13. Jamie Dimon - JPMorgan Chase CEO
JPMorgan Chase CEO Jamie Dimon's compensation for 2023 was announced in regulatory filings, stating that he will receive the same base pay as in the previous year but no additional "special award." Dimon's total compensation will be $34.5 million, consisting of a $1.5 million salary and a bonus of $33 million. In 2021, the bank granted Dimon a special award that added $50 million to his total compensation, but shareholders opposed the extra pay, leading the board to eliminate it for this year and "commit to not grant any special awards to him in the future."
In May 2022, shareholders rejected an options bonus for Dimon after his take-home pay of $84.4 million in 2021, which included a $52.6 million special award. Despite a nearly 25% decline in profits and a 17% decline in shares over the past year, the bank praised Dimon's leadership in navigating the challenging global economic environment: "Under Mr Dimon's stewardship, the firm continued to serve its clients and customers around the world during a time of unprecedented business demands."
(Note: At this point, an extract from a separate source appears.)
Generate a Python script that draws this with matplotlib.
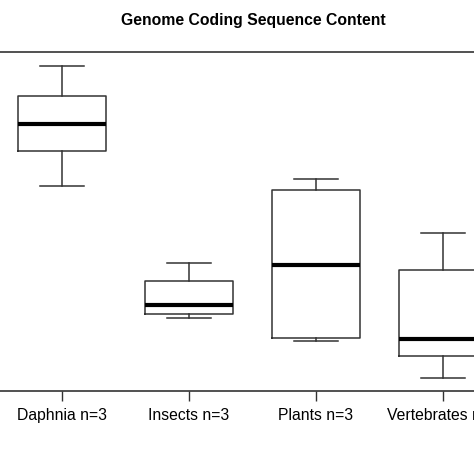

14. Axel Lehmann - Credit Suisse CEO
Credit Suisse Group AG Chairman, Axel Lehmann, has announced that he will not accept payment of 1.5 million Swiss francs ($1.6 million) for his first year on the job, given the bank's worst annual performance since the 2008 financial crisis. According to the bank's compensation report, Lehmann will forgo the standard fee that board members typically receive on top of their salaries. For the period from April 2022 to April 2023, Lehmann was allocated compensation of 3 million francs, and he plans to propose a lower total pay of 3.8 million francs for the following pay period at the annual shareholder meeting. Additionally, the bank is intending to increase the proportion of the chairman's compensation paid in shares from 33% to 50%.